What is The Cerberus?

The Cerberus is an important aspect of the Radix solution, as it acts as the platform's consensus algorithm. This consensus algorithm is built using the “pre-sharding” concept. It is different from the typical method of trying to place sharding to a monolithic ledger. What pre-sharding means is that the ledger is divided into a shard space. This space will host a myriad of shards. The shards will be too numerous to count. They will then be used to represent whatever Radix wants. Cerberus is designed to braid the consensus through the required number of shards.

 

Cerberus' Core Insights

The Cerberus makes use of three major insights to function.

  • It goes from the traditional global ordering that is common and embraces partial ordering. Almost every DLT, out there, makes use of global ordering. What this means is that every transaction has to be put in the same timeline.

In some types of sharding, various globally ordered timelines will be created, while fixed global ordering will exist in every one of them.

Cerberus adds cream to the top by having the presumption that every transaction will show exactly those shards that are important to it. This will occur to every transaction that is done.

  • At this stage, it knows what shards should be added to the transaction. The next thing to do is to create a braiding, which is new type of BFT-style consensus.

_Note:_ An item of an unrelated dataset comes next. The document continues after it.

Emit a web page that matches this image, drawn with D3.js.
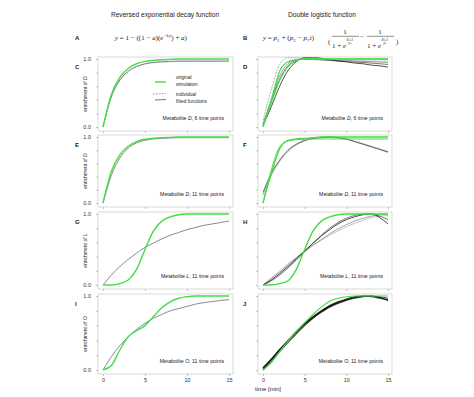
<!DOCTYPE html>
<html lang="en">
<head>
<meta charset="UTF-8">
<title>Reversed exponential decay vs double logistic fits</title>
<script src="https://cdnjs.cloudflare.com/ajax/libs/d3/7.8.5/d3.min.js"></script>
<style>
  body { margin: 0; background: #fff; }
  svg { font-family: "Liberation Sans", Arial, sans-serif; fill: #222; }
  .frame { fill: none; stroke: #cfcfcf; stroke-width: 0.8px; }
  .axis path { display: none; }
  .axis line { stroke: #9a9a9a; stroke-width: 0.6px; }
  .axis text { font-size: 5.5px; fill: #333; }
  .title { font-size: 6.6px; text-anchor: middle; }
  .letter { font-size: 6px; font-weight: bold; }
  .note { font-size: 5.2px; text-anchor: end; }
  .ylab { font-size: 5px; text-anchor: middle; }
  .math { font-family: "Liberation Serif", "DejaVu Serif", serif; font-size: 7px; }
  .legend text { font-size: 4.8px; }
  .curve { fill: none; }
</style>
</head>
<body>
<div id="chart"></div>
<script>
// time points (minutes) shared by every curve
const times = [0, 1, 2, 3, 4, 5, 6, 7, 8, 9, 10, 11, 12, 13, 14, 15];
const xTicks = [0, 5, 10, 15];
const yTicks = [0, 0.2, 0.4, 0.6, 0.8, 1.0];

// C: reversed exponential, metabolite D, 6 time points
const origC = [0, 0.48, 0.73, 0.86, 0.93, 0.965, 0.98, 0.99, 0.995, 1, 1, 1, 1, 1, 1, 1];
const fitC1 = [0, 0.45, 0.69, 0.82, 0.89, 0.93, 0.95, 0.96, 0.965, 0.97, 0.97, 0.97, 0.97, 0.97, 0.97, 0.97];
const fitC2 = [0, 0.44, 0.68, 0.81, 0.885, 0.925, 0.945, 0.955, 0.96, 0.965, 0.965, 0.965, 0.965, 0.965, 0.965, 0.965];
// E: reversed exponential, metabolite D, 11 time points
const origE = [0, 0.48, 0.73, 0.86, 0.93, 0.965, 0.98, 0.99, 0.995, 1, 1, 1, 1, 1, 1, 1];
const fitE = [0, 0.42, 0.68, 0.83, 0.91, 0.95, 0.97, 0.98, 0.985, 0.99, 0.99, 0.99, 0.99, 0.99, 0.99, 0.99];
// G: reversed exponential, metabolite L
const origG = [0, 0, 0.02, 0.07, 0.22, 0.5, 0.76, 0.9, 0.96, 0.99, 1, 1, 1, 1, 1, 1];
const fitG = [0, 0.14, 0.26, 0.36, 0.45, 0.53, 0.59, 0.65, 0.7, 0.74, 0.78, 0.81, 0.84, 0.86, 0.88, 0.9];
// I: reversed exponential, metabolite O
const origI = [0, 0.06, 0.27, 0.45, 0.53, 0.6, 0.72, 0.84, 0.92, 0.97, 0.99, 1, 1, 1, 1, 1];
const fitI = [0, 0.18, 0.33, 0.45, 0.55, 0.63, 0.7, 0.75, 0.8, 0.83, 0.86, 0.89, 0.91, 0.925, 0.94, 0.95];

// D: double logistic, metabolite D, 6 time points
const origD = [0, 0.4, 0.82, 0.96, 0.99, 1, 1, 1, 1, 1, 1, 1, 1, 1, 1, 1];
const fitD1 = [0.02, 0.3, 0.6, 0.83, 0.96, 1.02, 1.02, 1.01, 0.99, 0.97, 0.96, 0.94, 0.93, 0.91, 0.9, 0.88];
const fitD2 = [0.05, 0.4, 0.75, 0.93, 0.99, 1, 0.995, 0.99, 0.985, 0.98, 0.975, 0.97, 0.965, 0.96, 0.955, 0.95];
const fitD3 = [0.1, 0.55, 0.92, 1.02, 1.02, 1.0, 0.99, 0.985, 0.98, 0.978, 0.975, 0.973, 0.972, 0.971, 0.97, 0.97];
const fitD4 = [0.03, 0.38, 0.7, 0.9, 0.98, 1, 1, 0.99, 0.98, 0.97, 0.96, 0.955, 0.95, 0.94, 0.93, 0.92];
const fitD5 = [0.02, 0.35, 0.68, 0.88, 0.97, 1.01, 1.015, 1.005, 1, 1, 1, 1, 1, 1, 1, 1];
// F: double logistic, metabolite D, 11 time points
const origF = [0, 0.45, 0.82, 0.95, 0.97, 0.98, 0.99, 1, 1, 1, 1, 1, 1, 1, 1, 1];
const fitF1 = [0, 0.5, 0.85, 0.94, 0.96, 0.965, 0.97, 0.97, 0.97, 0.97, 0.97, 0.97, 0.97, 0.97, 0.97, 0.97];
const fitF2 = [0.16, 0.45, 0.65, 0.8, 0.89, 0.95, 0.98, 0.995, 1, 0.99, 0.97, 0.93, 0.89, 0.85, 0.81, 0.77];
const fitF3 = [0.12, 0.42, 0.63, 0.78, 0.88, 0.94, 0.975, 0.99, 0.995, 0.985, 0.965, 0.935, 0.9, 0.86, 0.82, 0.78];
// H: double logistic, metabolite L
const origH = [0, 0, 0.02, 0.06, 0.22, 0.5, 0.76, 0.9, 0.96, 0.99, 1, 1, 1, 1, 1, 1];
const fitH1 = [0, 0.07, 0.16, 0.26, 0.37, 0.48, 0.59, 0.69, 0.78, 0.86, 0.92, 0.96, 0.99, 1, 0.95, 0.86];
const fitH2 = [0, 0.09, 0.18, 0.28, 0.38, 0.47, 0.56, 0.64, 0.72, 0.79, 0.85, 0.9, 0.94, 0.97, 0.99, 1];
const fitH3 = [0, 0.1, 0.2, 0.3, 0.39, 0.48, 0.56, 0.63, 0.7, 0.76, 0.82, 0.87, 0.91, 0.95, 0.97, 0.98];
const fitH4 = [0, 0.06, 0.14, 0.24, 0.35, 0.47, 0.59, 0.7, 0.8, 0.88, 0.94, 0.98, 1, 1, 0.97, 0.92];
// J: double logistic, metabolite O
const origJ = [0, 0.1, 0.25, 0.39, 0.52, 0.64, 0.75, 0.85, 0.93, 0.97, 0.99, 1, 1, 1, 1, 1];
const fitJ1 = [0.02, 0.14, 0.27, 0.39, 0.51, 0.62, 0.71, 0.79, 0.86, 0.91, 0.95, 0.98, 0.995, 1, 0.98, 0.94];
const fitJ2 = [0, 0.12, 0.25, 0.37, 0.49, 0.6, 0.7, 0.78, 0.85, 0.9, 0.94, 0.97, 0.99, 1, 0.99, 0.97];
const fitJ3 = [0.03, 0.15, 0.28, 0.4, 0.52, 0.63, 0.72, 0.8, 0.87, 0.92, 0.96, 0.99, 1, 0.99, 0.97, 0.95];

const green = "#44dd44";

// Panel setup
const cols = [[98, 233], [258, 392]];
const rows = [[57, 131], [135, 207], [212, 289], [294, 374]];

const panels = [
  {id: "C", col: 0, row: 0, met: "D", n: 6, lines: [
    {v: fitC2, c: "#9a9a9a", dash: "2,1"}, {v: fitC1, c: "#6e6878"}, {v: origC, c: green, w: 1.4}]},
  {id: "D", col: 1, row: 0, met: "D", n: 6, lines: [
    {v: fitD3, c: "#9a9a9a", dash: "2,1"}, {v: fitD2, c: "#888"}, {v: fitD4, c: "#555"},
    {v: fitD1, c: "#222"}, {v: fitD5, c: green, w: 1}, {v: origD, c: green, w: 1.3}]},
  {id: "E", col: 0, row: 1, met: "D", n: 11, lines: [
    {v: fitE, c: "#6e6878"}, {v: origE, c: green, w: 1.4}]},
  {id: "F", col: 1, row: 1, met: "D", n: 11, lines: [
    {v: fitF3, c: "#999"}, {v: fitF2, c: "#444"}, {v: fitF1, c: green, w: 1}, {v: origF, c: green, w: 1.3}]},
  {id: "G", col: 0, row: 2, met: "L", n: 11, lines: [
    {v: fitG, c: "#6e6878"}, {v: origG, c: green, w: 1.4}]},
  {id: "H", col: 1, row: 2, met: "L", n: 11, lines: [
    {v: fitH3, c: "#b5b5b5"}, {v: fitH2, c: "#8a8a8a"}, {v: fitH4, c: "#555"},
    {v: fitH1, c: "#1e1e1e"}, {v: origH, c: green, w: 1.4}]},
  {id: "I", col: 0, row: 3, met: "O", n: 11, lines: [
    {v: fitI, c: "#6e6878"}, {v: origI, c: green, w: 1.4}]},
  {id: "J", col: 1, row: 3, met: "O", n: 11, lines: [
    {v: fitJ2, c: "#555", w: 1.2}, {v: fitJ3, c: "#333", w: 1.2}, {v: fitJ1, c: "#111", w: 1.2},
    {v: origJ, c: green, w: 1.2}]}
];

const svg = d3.select("#chart").append("svg")
  .attr("width", 474)
  .attr("height", 397);

// Column titles
svg.append("text").attr("class", "title").attr("x", 165).attr("y", 17)
  .text("Reversed exponential decay function");
svg.append("text").attr("class", "title").attr("x", 322).attr("y", 17)
  .text("Double logistic function");

svg.append("text").attr("class", "letter").attr("x", 75).attr("y", 40).text("A");
svg.append("text").attr("class", "letter").attr("x", 243).attr("y", 40).text("B");

// helpers for math text
function it(t, s) { return t.append("tspan").attr("font-style", "italic").text(s); }
function rm(t, s) { return t.append("tspan").text(s); }
function sub(t, s) {
  t.append("tspan").attr("dy", 1.5).attr("font-size", "4.5px").text(s);
  t.append("tspan").attr("dy", -1.5).text("\u200a");
}

// Formula A
const fa = svg.append("text").attr("class", "math").attr("x", 115).attr("y", 40);
it(fa, "y"); rm(fa, " = 1 − ((1 − "); it(fa, "a"); rm(fa, ")("); it(fa, "e");
fa.append("tspan").attr("dy", -3).attr("font-size", "4.5px").attr("font-style", "italic").text("−k");
fa.append("tspan").attr("dy", 1).attr("font-size", "3.2px").text("1");
fa.append("tspan").attr("dy", -1).attr("font-size", "4.5px").attr("font-style", "italic").text("t");
fa.append("tspan").attr("dy", 3).text(") + "); it(fa, "a"); rm(fa, ")");

// Formula B
const fb = svg.append("text").attr("class", "math").attr("x", 263).attr("y", 40);
it(fb, "y"); rm(fb, " = "); it(fb, "p"); sub(fb, "1"); rm(fb, " + ("); it(fb, "p"); sub(fb, "2");
rm(fb, " − "); it(fb, "p"); sub(fb, "7"); it(fb, "t"); rm(fb, ")");

svg.append("text").attr("class", "math").attr("x", 328).attr("y", 44)
  .attr("font-size", "19px").text("(");
svg.append("text").attr("class", "math").attr("x", 396).attr("y", 44)
  .attr("font-size", "19px").text(")");
svg.append("text").attr("class", "math").attr("x", 362).attr("y", 39)
  .attr("text-anchor", "middle").text("−");

function fraction(cx, s1, s2) {
  svg.append("text").attr("class", "math").attr("x", cx).attr("y", 34)
    .attr("text-anchor", "middle").text("1");
  svg.append("line").attr("x1", cx - 13).attr("x2", cx + 14).attr("y1", 36.3).attr("y2", 36.3)
    .attr("stroke", "#222").attr("stroke-width", 0.5);
  const ex = cx + 1.8;
  // denominator with its exponent fraction kept in one text element
  const den = svg.append("text").attr("class", "math").attr("x", cx - 13).attr("y", 47.8);
  rm(den, "1 + "); it(den, "e");
  den.append("tspan").attr("x", ex).attr("dy", -8.2).attr("font-size", "3.2px")
    .attr("font-style", "italic").text("p");
  den.append("tspan").attr("font-size", "2.4px").text(s1);
  den.append("tspan").attr("font-size", "3.2px").attr("font-style", "italic").text("−t");
  den.append("tspan").attr("x", ex + 1.8).attr("dy", 4).attr("font-size", "3.2px")
    .attr("font-style", "italic").text("p");
  den.append("tspan").attr("font-size", "2.4px").text(s2);
  svg.append("line").attr("x1", ex).attr("x2", ex + 6.5).attr("y1", 40.4).attr("y2", 40.4)
    .attr("stroke", "#222").attr("stroke-width", 0.3);
}
fraction(345, "3", "4");
fraction(380, "5", "6");

const line = d3.line().curve(d3.curveMonotoneX);

panels.forEach(p => {
  const [x0, x1] = cols[p.col];
  const [y0, y1] = rows[p.row];
  const x = d3.scaleLinear().domain([0, 15]).range([x0 + 5, x1 - 4]);
  const y = d3.scaleLinear().domain([0, 1]).range([y1 - 4, y0 + 2]);
  const g = svg.append("g");
  const isLeft = p.col === 0;
  const isBottom = p.row === 3;

  g.append("rect").attr("class", "frame")
    .attr("x", x0).attr("y", y0).attr("width", x1 - x0).attr("height", y1 - y0);

  g.append("g").attr("class", "axis")
    .attr("transform", `translate(${x0},0)`)
    .call(d3.axisLeft(y).tickValues(yTicks).tickSize(2).tickPadding(5)
      .tickFormat(d => isLeft && (d === 0 || d === 1) ? d3.format(".1f")(d) : ""));

  g.append("g").attr("class", "axis")
    .attr("transform", `translate(0,${y1})`)
    .call(d3.axisBottom(x).tickValues(xTicks).tickSize(2).tickPadding(2.5)
      .tickFormat(d => isBottom ? d : ""));

  p.lines.forEach(s => {
    g.append("path").attr("class", "curve")
      .attr("d", line(s.v.map((v, i) => [x(times[i]), y(v)])))
      .attr("stroke", s.c)
      .attr("stroke-width", s.w || 0.8)
      .attr("stroke-dasharray", s.dash || null);
  });

  // panel letter
  g.append("text").attr("class", "letter")
    .attr("x", isLeft ? 75 : 243).attr("y", y0 + 12).text(p.id);

  // y label
  if (isLeft) {
    const yl = g.append("text").attr("class", "ylab")
      .attr("transform", `translate(87,${(y0 + y1) / 2}) rotate(-90)`);
    yl.append("tspan").text("enrichment of ");
    yl.append("tspan").attr("font-style", "italic").text(p.met);
  }

  // annotation
  const nt = g.append("text").attr("class", "note")
    .attr("x", x1 - 9).attr("y", y(0.1));
  nt.append("tspan").text("Metabolite ");
  nt.append("tspan").attr("font-style", "italic").text(p.met);
  nt.append("tspan").text(`, ${p.n} time points`);
});

// legend in panel C
const lg = svg.append("g").attr("class", "legend");
lg.append("line").attr("x1", 155).attr("x2", 166).attr("y1", 82).attr("y2", 82)
  .attr("stroke", green).attr("stroke-width", 1.4);
lg.append("text").attr("x", 176).attr("y", 79).text("original");
lg.append("text").attr("x", 176).attr("y", 85.5).text("simulation");
lg.append("line").attr("x1", 153).attr("x2", 166).attr("y1", 94).attr("y2", 93.5)
  .attr("stroke", "#9a9a9a").attr("stroke-width", 0.8).attr("stroke-dasharray", "2,1");
lg.append("line").attr("x1", 155).attr("x2", 166).attr("y1", 100).attr("y2", 99.5)
  .attr("stroke", "#555").attr("stroke-width", 0.8);
lg.append("text").attr("x", 176).attr("y", 95.5).text("individual");
lg.append("text").attr("x", 176).attr("y", 102.5).text("fitted functions");

// x axis title
svg.append("text").attr("x", 268).attr("y", 391).attr("text-anchor", "middle")
  .attr("font-size", "6px").text("time [min]");
</script>
</body>
</html>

Usually,  BFT-style consensus is able to complete a transaction by making use of two or three phases of signed commitments occurring between nodes.

To function, the braided consensus of Cerberus makes use of the three-phase BFT instance in every shard. It then goes on to braid the commitments to the instances. The commitments used must be offered by the other shards that are related to it.

  • The next thing is to create the protocol that allows the three-braid consensus to function in parallel format. Every shard will be allowed to function independently with its resultant BFT instance. The same can be said for the emergent multi-shard instance.

The fact that Cerberus makes use of a 3 phase commit means that it will be more resilient when compared to its counterparts. The fact that Cerberus has the parallelism feature has made it easier to utilize the three-phase commit, without restricting the throughput of the network.

A major contribution of Cerberus is that it takes the usual single-pipe consensus process, then parallelizes it over a myriad of shards or instances. To get this, it synchronizes the shards with 'braids'. The Cereberus is an important aspect of Radix platform that can't be overemphasized.